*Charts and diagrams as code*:
···
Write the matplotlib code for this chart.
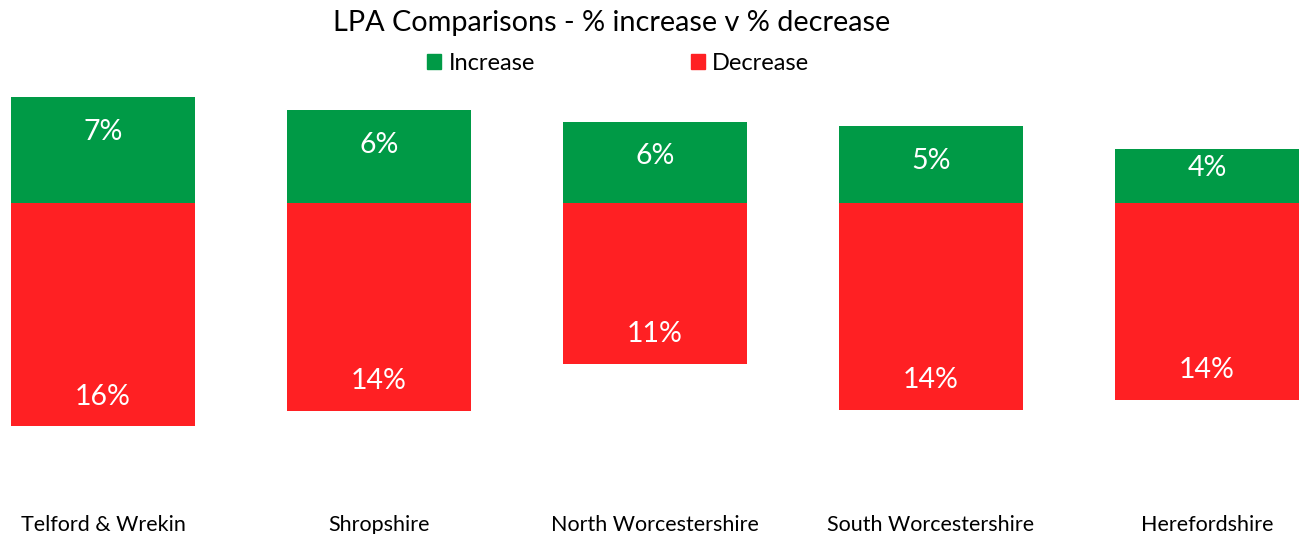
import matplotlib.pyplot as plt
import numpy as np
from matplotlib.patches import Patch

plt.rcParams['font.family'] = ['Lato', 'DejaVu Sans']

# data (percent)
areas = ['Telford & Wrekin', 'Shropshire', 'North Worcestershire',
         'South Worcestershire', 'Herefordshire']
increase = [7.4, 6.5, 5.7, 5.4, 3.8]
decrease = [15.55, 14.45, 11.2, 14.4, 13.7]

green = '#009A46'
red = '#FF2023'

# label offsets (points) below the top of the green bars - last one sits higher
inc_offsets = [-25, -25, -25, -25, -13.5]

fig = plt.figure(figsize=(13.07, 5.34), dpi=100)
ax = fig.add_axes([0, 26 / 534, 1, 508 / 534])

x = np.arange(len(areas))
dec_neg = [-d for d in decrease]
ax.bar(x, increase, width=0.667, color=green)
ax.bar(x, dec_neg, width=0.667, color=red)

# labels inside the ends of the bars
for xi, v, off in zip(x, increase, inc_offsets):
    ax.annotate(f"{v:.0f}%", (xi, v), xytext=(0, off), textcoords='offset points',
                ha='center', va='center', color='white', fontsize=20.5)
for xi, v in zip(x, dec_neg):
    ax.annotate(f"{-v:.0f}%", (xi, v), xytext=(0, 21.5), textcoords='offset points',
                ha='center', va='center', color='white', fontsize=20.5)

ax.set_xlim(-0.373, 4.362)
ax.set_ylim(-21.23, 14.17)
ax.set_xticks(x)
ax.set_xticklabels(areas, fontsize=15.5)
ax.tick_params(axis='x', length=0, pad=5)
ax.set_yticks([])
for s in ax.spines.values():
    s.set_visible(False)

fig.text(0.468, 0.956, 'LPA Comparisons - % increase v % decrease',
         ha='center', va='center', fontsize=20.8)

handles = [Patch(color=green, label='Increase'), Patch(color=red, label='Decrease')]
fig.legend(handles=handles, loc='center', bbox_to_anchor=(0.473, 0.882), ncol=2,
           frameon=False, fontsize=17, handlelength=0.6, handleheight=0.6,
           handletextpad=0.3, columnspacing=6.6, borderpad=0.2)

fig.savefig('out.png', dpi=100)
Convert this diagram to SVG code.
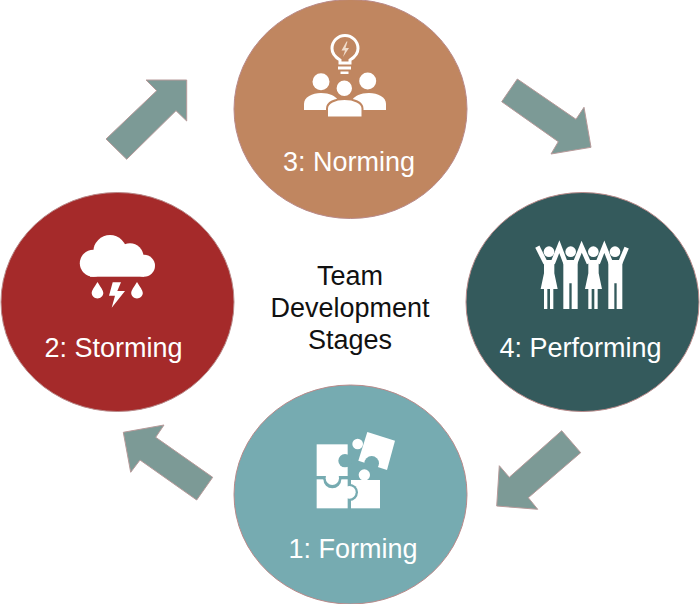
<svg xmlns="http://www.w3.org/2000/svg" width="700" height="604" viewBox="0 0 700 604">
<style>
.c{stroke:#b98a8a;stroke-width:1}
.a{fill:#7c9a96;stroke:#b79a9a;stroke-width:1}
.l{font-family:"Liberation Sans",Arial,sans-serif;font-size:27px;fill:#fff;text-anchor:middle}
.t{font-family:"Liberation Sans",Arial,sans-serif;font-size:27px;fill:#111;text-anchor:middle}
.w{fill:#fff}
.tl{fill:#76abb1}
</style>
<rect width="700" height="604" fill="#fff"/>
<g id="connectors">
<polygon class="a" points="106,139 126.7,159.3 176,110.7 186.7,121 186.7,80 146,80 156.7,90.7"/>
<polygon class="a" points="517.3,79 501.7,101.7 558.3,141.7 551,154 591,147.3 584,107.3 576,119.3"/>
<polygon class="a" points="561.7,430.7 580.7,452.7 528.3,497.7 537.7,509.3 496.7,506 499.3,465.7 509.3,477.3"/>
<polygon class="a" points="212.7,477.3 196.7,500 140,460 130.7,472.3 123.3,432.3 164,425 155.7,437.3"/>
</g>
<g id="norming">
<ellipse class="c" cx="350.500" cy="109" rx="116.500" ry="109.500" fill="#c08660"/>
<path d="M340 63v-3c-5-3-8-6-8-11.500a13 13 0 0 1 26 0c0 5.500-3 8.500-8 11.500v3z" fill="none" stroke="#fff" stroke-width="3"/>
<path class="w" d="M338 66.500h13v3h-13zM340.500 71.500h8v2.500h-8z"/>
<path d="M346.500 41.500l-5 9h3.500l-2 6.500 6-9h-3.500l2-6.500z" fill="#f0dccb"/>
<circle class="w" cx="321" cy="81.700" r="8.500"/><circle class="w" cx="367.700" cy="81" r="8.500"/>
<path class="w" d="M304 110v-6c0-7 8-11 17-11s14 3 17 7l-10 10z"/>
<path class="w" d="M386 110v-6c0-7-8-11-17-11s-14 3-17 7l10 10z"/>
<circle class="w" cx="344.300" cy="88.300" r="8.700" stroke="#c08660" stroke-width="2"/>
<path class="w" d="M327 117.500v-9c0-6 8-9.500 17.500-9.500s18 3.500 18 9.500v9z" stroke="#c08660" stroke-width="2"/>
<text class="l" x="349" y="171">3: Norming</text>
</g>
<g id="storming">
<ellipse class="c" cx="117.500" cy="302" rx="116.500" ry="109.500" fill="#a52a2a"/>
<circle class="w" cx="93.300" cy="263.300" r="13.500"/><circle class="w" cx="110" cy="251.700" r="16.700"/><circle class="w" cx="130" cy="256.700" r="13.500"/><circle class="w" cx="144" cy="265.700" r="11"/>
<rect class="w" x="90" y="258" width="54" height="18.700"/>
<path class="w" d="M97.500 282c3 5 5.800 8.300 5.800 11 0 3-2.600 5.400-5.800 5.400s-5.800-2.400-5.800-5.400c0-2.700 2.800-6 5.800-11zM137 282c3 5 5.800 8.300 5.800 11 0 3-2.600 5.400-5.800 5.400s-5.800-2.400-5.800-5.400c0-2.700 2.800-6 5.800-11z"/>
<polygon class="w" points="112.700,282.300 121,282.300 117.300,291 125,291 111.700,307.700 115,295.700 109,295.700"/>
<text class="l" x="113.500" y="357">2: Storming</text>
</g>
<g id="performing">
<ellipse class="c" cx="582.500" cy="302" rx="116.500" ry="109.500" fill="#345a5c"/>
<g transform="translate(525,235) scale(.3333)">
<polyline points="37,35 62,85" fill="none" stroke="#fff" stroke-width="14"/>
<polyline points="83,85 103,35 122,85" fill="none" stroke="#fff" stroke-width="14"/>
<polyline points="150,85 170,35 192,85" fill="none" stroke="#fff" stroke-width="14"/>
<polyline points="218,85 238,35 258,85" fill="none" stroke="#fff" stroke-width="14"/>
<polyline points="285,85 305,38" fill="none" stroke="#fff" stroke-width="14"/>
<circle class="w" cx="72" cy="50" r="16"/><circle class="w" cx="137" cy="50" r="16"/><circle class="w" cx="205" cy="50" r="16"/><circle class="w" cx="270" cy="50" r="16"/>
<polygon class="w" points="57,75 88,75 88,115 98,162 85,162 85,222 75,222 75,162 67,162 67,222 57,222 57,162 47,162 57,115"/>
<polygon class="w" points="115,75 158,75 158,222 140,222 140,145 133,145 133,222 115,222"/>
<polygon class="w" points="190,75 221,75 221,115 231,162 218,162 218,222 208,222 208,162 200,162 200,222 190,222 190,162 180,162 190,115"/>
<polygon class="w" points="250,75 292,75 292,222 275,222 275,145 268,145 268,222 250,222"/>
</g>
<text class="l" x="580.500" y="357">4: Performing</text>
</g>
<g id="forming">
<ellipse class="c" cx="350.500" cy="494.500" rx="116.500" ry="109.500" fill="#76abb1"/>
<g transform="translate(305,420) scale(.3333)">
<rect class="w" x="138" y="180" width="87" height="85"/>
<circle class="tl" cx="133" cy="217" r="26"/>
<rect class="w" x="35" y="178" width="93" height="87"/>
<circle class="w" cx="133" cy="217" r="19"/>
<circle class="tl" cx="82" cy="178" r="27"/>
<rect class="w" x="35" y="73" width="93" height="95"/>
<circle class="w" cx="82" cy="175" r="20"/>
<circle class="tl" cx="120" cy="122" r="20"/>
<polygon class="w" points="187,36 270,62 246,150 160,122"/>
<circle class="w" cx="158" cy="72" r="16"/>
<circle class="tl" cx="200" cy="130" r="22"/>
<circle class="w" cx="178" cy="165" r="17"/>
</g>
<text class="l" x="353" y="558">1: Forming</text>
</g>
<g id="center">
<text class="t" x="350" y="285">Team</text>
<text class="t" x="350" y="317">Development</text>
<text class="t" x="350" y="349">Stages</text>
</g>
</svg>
···
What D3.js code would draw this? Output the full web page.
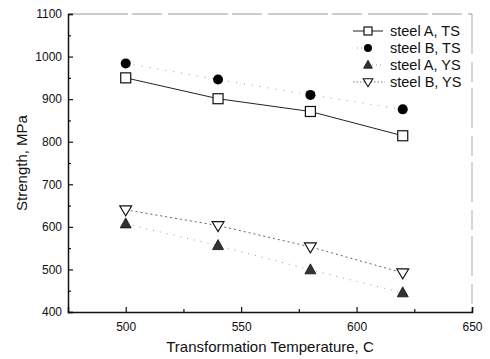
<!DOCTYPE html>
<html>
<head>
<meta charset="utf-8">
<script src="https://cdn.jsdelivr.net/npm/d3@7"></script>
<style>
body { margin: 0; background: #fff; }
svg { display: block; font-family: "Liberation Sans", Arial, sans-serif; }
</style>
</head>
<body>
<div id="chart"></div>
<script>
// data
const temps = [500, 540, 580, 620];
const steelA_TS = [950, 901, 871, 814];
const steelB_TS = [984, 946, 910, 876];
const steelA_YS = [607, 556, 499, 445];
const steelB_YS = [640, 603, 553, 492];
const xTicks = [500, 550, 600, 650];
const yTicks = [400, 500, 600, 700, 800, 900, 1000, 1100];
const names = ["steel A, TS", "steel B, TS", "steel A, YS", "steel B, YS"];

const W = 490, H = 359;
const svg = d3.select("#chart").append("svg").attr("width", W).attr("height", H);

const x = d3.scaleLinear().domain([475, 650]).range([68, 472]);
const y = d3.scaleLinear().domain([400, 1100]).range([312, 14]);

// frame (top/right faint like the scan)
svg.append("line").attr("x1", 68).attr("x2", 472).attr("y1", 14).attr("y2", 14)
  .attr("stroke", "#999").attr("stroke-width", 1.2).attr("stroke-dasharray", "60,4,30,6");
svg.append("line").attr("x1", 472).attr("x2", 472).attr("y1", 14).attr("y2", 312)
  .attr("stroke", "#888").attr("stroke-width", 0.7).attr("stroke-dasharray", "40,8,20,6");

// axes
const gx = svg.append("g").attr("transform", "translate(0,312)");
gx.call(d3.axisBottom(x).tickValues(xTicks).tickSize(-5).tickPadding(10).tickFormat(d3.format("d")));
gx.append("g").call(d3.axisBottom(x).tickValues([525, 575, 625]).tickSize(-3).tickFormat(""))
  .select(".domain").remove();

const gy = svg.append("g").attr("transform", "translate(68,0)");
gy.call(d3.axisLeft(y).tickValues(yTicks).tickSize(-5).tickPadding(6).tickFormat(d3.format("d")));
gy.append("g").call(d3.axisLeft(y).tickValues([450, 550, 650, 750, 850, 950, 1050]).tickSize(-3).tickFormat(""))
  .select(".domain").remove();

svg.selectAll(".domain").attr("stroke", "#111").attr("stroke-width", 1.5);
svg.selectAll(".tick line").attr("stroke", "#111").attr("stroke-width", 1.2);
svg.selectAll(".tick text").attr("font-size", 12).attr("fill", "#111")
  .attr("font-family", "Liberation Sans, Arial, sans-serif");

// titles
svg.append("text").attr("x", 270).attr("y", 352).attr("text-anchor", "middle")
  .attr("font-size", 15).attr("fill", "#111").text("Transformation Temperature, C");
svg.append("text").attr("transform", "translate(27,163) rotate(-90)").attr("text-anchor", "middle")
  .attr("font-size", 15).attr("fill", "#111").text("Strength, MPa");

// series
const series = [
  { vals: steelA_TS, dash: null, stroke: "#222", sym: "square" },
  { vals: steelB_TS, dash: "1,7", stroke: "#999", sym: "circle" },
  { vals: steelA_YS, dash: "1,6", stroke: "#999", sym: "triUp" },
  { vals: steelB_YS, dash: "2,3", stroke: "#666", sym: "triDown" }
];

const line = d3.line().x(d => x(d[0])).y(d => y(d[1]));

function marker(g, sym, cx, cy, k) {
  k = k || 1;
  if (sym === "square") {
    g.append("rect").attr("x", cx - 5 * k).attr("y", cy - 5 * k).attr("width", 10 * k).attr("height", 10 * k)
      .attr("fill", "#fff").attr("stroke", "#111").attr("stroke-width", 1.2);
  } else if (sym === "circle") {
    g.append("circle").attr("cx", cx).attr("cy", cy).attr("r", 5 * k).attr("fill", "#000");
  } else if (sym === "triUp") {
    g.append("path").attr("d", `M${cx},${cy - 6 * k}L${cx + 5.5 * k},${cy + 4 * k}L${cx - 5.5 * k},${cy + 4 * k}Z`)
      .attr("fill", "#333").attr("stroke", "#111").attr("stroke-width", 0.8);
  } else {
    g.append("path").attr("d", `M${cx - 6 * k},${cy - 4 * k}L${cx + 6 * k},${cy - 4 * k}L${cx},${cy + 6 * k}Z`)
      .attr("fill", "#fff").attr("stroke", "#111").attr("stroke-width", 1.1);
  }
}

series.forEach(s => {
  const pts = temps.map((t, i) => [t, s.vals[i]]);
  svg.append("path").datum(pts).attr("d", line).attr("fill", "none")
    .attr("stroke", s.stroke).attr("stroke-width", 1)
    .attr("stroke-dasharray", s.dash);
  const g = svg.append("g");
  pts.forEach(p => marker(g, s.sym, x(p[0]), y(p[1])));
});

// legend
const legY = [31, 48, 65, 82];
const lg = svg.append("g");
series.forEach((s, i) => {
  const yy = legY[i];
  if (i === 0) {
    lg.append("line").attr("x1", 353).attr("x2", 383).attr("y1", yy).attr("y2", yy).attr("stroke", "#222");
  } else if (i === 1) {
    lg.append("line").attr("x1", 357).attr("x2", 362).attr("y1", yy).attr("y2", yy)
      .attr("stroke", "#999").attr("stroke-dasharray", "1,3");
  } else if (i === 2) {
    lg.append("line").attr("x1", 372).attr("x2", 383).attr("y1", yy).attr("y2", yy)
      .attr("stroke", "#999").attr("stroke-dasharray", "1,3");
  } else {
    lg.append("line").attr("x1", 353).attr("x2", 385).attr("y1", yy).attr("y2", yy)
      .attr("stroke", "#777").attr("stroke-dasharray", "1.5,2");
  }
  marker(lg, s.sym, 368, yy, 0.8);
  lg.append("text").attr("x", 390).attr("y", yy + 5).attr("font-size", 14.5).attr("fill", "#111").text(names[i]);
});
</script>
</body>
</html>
···
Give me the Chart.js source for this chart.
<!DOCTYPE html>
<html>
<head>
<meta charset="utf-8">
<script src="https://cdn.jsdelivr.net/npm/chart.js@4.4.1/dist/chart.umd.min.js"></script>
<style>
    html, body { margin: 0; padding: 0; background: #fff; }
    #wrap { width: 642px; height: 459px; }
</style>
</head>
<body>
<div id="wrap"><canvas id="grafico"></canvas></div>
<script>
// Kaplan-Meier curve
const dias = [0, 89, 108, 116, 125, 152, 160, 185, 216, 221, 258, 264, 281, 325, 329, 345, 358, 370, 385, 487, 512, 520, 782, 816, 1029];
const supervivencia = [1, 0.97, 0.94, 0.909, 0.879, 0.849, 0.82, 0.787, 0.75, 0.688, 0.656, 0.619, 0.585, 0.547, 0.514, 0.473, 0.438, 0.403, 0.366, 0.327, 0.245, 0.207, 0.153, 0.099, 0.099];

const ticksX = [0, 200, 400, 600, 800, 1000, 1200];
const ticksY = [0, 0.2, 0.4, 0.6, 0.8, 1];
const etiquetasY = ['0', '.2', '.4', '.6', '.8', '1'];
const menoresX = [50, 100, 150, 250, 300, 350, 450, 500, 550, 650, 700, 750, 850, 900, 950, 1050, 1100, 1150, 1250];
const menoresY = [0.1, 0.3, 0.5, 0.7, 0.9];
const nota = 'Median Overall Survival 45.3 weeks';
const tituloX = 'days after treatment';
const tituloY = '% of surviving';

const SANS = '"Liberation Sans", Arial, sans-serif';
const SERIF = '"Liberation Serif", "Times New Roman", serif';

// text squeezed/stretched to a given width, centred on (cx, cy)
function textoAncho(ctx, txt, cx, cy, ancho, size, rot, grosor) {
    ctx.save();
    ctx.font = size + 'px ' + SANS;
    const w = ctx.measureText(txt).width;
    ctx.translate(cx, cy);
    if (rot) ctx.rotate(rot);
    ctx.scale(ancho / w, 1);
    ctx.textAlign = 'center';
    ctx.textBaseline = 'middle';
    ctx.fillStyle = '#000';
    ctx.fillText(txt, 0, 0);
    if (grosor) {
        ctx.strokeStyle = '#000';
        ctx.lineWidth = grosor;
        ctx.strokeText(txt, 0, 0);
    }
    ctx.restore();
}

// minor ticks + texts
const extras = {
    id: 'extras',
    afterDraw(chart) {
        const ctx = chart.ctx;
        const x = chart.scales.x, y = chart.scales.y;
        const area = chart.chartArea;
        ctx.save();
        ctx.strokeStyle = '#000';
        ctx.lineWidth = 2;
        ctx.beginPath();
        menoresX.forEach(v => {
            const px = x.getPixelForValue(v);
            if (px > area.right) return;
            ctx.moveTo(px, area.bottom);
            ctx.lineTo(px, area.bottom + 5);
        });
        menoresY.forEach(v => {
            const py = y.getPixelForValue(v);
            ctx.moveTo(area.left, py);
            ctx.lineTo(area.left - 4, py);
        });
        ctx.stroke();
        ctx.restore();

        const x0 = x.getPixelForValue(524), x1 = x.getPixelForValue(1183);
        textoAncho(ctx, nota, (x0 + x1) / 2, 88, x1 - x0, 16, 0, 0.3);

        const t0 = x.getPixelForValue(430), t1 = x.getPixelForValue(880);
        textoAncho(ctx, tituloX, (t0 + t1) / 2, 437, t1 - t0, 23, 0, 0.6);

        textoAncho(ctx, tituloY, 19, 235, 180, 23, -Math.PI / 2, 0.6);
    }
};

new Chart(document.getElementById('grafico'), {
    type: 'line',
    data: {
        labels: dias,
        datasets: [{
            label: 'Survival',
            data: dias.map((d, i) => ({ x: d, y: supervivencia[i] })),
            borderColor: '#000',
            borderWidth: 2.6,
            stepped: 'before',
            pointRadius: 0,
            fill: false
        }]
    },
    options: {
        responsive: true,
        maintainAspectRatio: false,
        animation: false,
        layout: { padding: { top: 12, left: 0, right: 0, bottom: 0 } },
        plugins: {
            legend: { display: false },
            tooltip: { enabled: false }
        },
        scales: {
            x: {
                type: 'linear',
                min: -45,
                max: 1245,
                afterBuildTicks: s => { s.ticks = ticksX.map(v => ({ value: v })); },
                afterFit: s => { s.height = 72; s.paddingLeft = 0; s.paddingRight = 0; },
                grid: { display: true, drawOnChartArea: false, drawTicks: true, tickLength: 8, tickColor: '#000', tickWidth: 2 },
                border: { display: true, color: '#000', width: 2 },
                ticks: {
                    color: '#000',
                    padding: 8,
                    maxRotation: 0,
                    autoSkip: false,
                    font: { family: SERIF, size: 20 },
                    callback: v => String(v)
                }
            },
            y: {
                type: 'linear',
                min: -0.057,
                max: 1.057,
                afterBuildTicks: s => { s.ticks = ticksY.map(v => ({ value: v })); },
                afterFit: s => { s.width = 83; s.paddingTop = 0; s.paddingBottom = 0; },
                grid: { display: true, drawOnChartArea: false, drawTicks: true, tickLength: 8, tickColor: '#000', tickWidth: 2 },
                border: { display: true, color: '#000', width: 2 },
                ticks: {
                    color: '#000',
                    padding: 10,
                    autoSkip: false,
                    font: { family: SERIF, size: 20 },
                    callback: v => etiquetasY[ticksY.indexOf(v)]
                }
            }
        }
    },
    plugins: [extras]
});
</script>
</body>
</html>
···
*WHAT THE EXERCISE ASKS*:
What's needed is an exact copy of the records above from the line containing "Write the matplotlib code for this chart." down to the line containing "ax.bar(x, dec_neg, width=0.667, color=red)", both included, without any pictures.

*OUTPUT FOR THIS EXERCISE*:
Write the matplotlib code for this chart.
import matplotlib.pyplot as plt
import numpy as np
from matplotlib.patches import Patch

plt.rcParams['font.family'] = ['Lato', 'DejaVu Sans']

# data (percent)
areas = ['Telford & Wrekin', 'Shropshire', 'North Worcestershire',
         'South Worcestershire', 'Herefordshire']
increase = [7.4, 6.5, 5.7, 5.4, 3.8]
decrease = [15.55, 14.45, 11.2, 14.4, 13.7]

green = '#009A46'
red = '#FF2023'

# label offsets (points) below the top of the green bars - last one sits higher
inc_offsets = [-25, -25, -25, -25, -13.5]

fig = plt.figure(figsize=(13.07, 5.34), dpi=100)
ax = fig.add_axes([0, 26 / 534, 1, 508 / 534])

x = np.arange(len(areas))
dec_neg = [-d for d in decrease]
ax.bar(x, increase, width=0.667, color=green)
ax.bar(x, dec_neg, width=0.667, color=red)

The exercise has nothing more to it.